Huo’s mother is a nurse, and her father is a retired physician now engaged in medical research. Taking her scientific pursuits outside the classroom, she joined Augusta University’s Summer VolunTeen Program for rising high-school juniors and seniors interested in pursuing health careers.

That led Huo to a campus lab studying chronic kidney disease, an incurable illness affecting about 200,000 people each year.

Her project – “Targeting macrophage glycolysis suppresses kidney scarring in a rodent model” – focuses on glycolysis, the process that helps organisms turn sugar into energy.

“I was fascinated by this one specific process, so I took it, did all the research for myself and applied for this program,” Huo said.

Glycolysis is a normal metabolic process, but not studied much when it comes to kidney scarring. Body damage heals using fibroblasts, which are cells that form the connective tissue that creates scarring and helps contract a wound.

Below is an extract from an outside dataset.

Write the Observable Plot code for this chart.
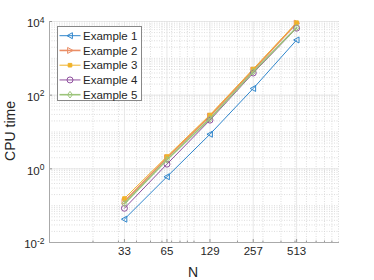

“We’re basically looking at a normal process that’s hyperactivated by glycolysis,” Huo said. “We found that there was a correlation between the increase in activity in glycolysis and the increase in chronic kidney disease.”

Huo’s accomplishments mirror what Augusta Prep hopes to accomplish with its new $10 million science and technology classroom building that officially opened Tuesday. The W. Rodger Giles Institute for Inquiry is designed to better encourage students to excel at applying new discoveries in a rapidly changing scientific world.

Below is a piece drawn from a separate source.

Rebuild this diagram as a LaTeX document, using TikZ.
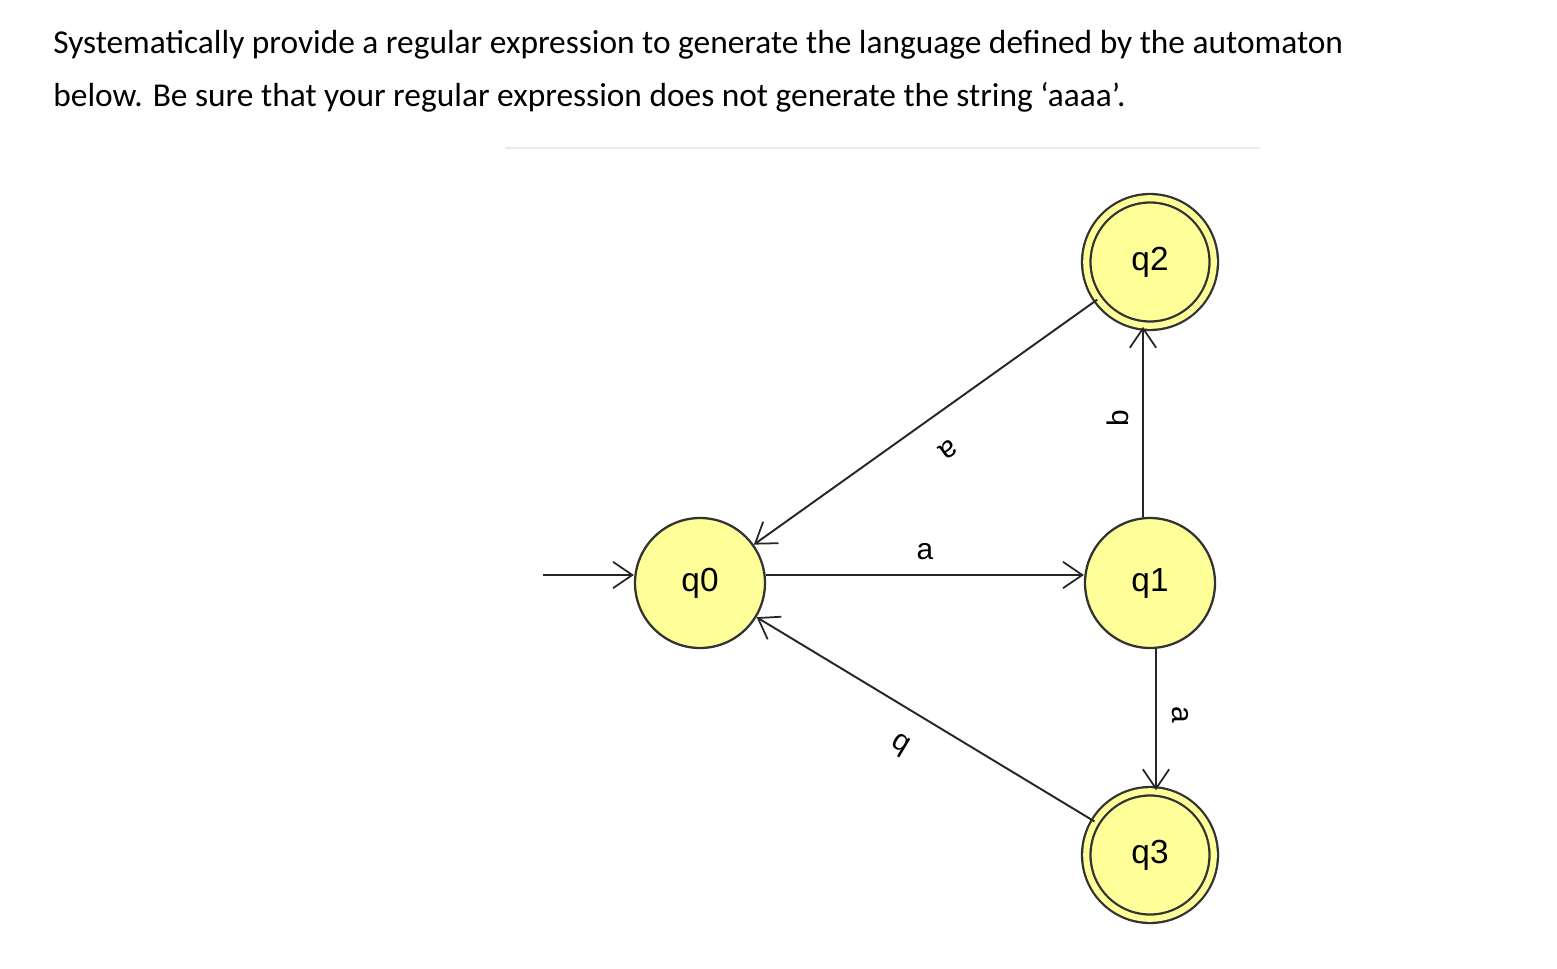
\documentclass[tikz,border=0pt]{standalone}
\usepackage{fontspec}
\setmainfont{Carlito}
\newfontfamily\lab{Liberation Sans}
\usetikzlibrary{arrows.meta}
\definecolor{sfill}{HTML}{FFFF99}
\begin{document}
\begin{tikzpicture}[x=0.02cm,y=-0.02cm,
  st/.style={circle,draw=black!80,line width=1.3pt,fill=sfill,minimum size=2.6cm,inner sep=0pt,font=\lab\fontsize{19}{19}\selectfont},
  acc/.style={st,double=sfill,double distance=3.5pt,minimum size=2.55cm},
  tr/.style={draw=black!85,line width=1.1pt,-{Straight Barb[length=11pt,width=15pt,line width=1pt]}},
  lb/.style={font=\lab\fontsize{17}{17}\selectfont,inner sep=0pt}]
\useasboundingbox (0,0) rectangle (1557,969);
\node[anchor=west,inner sep=0pt,font=\fontsize{19}{19}\selectfont] (t1) at (53,45) {Systematically provide a regular expression to generate the language defined by the automaton};
\node[anchor=west,inner sep=0pt,font=\fontsize{19}{19}\selectfont] (t2) at (53,97) {below. Be sure that your regular expression does not generate the string ‘aaaa’.};
\draw[black!8,line width=1pt] (505,148) -- (1260,148);
\node[st] (q0) at (700,583) {q0};
\node[st] (q1) at (1150,583) {q1};
\node[acc] (q2) at (1150,262) {q2};
\node[acc] (q3) at (1150,855) {q3};
\coordinate (s) at (543,575);
\draw[tr] (s) -- (q0.west|-s);
\draw[tr] (q0.east|-s) -- (q1.west|-s);
\draw[tr] (q2) -- (q0);
\draw[tr] (q3) -- (q0);
\draw[tr] ([xshift=-0.14cm]q1.north) -- ([xshift=-0.14cm]q2.south);
\draw[tr] ([xshift=0.12cm]q1.south) -- ([xshift=0.12cm]q3.north);
\node[lb] (la1) at (925,552) {a};
\node[lb,rotate=215] (la2) at (948,450) {a};
\node[lb,rotate=90] (lb1) at (1118,418) {b};
\node[lb,rotate=-90] (la3) at (1180,715) {a};
\node[lb,rotate=149] (lb2) at (900,745) {b};
\end{tikzpicture}
\end{document}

Huo will get to spend some time in the building before she graduates this year. In the building’s planning stage, she was one of a handful of students who sat down with architects to share thoughts on what features the institute should include.

“I’m really lucky that I have the opportunity, especially with this new science building,” she said. “It kind of fosters intellectual curiosity, especially with new students coming in and a younger generation will get to grow up with this.”